The genomes revealed a unique superantigen, a microbial toxin that can escalate an infection’s severity and provoke extreme immune responses, prominently affecting children between the ages of 7 ½ and 11 years old.
“A poignant example includes the grave of three very young girls who presumably died at the same time,” Macleod observed, highlighting the tragic impact of the disease on community children. The girls were cousins, two being siblings, with the youngest around four or five and the oldest likely nine years old.
“This finding alters our comprehension of early plague outbreaks: Even before the bacterium evolved to enable efficient flea-borne transmission, these ancient strains carried a potent mix of virulence factors that could lead to highly lethal infections,” commented senior study author Martin Sikora, population geneticist and associate professor at the University of Copenhagen.
The superantigen is also present in modern-day Yersinia pseudotuberculosis, which affects animals. Humans contract it through raw or undercooked contaminated food or untreated drinking water, hinting towards the plague’s earliest transmission methods.
Tracing how plague spread
How did the hunter-gatherers become infected? The study suggests it was likely through large rodents known as marmots, which have a long evolutionary history of harboring the plague-causing bacteria. Marmots remain a main species responsible for modern plague cases in the region.

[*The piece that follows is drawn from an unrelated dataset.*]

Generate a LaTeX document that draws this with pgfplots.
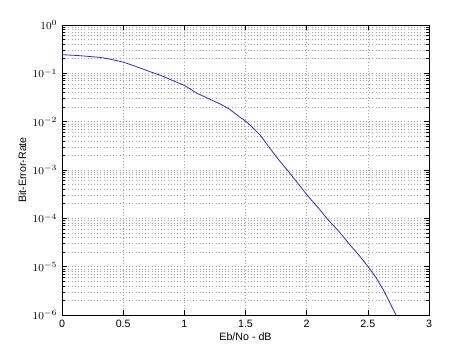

The victims likely hunted, skinned, and butchered marmots for their meat and fur, which would have exposed the community to the bacteria. Bones and teeth of marmots were also discovered within the graves.
“We believe that marmots are the oldest reservoir species of plague,” Macleod concluded, aligning with a hypothesis that plague originated in this part of the world.
Many researchers propose that plague originated in Central or Northeast Asia and spread across Eurasia long before agriculture, dense populations, or city living contributed to later outbreaks.
“This research illustrates the vast complexity of ancient plague ecology, demonstrating how zoonotic diseases affected more than agricultural societies,” remarked Dr. Taylor Hermes, assistant professor of anthropology at the University of Arkansas, who was not involved in the study.
He added that early life practices, whether by hunter-gatherers or nomadic pastoralists, significantly influenced disease evolution through their relationships with animals.
However, many questions remain concerning plague’s rapid spread across Northern Eurasia. After the outbreak in the culturally and genetically isolated Baikal hunter-gatherers, it appeared in Northern Europe within 200-300 years later. “Did this occur via rapid transmission through wild animals or spillover infections into humans? How much was human-to-human transmission involved?” Macleod posed.
Tracing the ancient path of plague is vital for understanding pathogen evolution over time, especially given that strong measures remain necessary as plague cases still arise annually.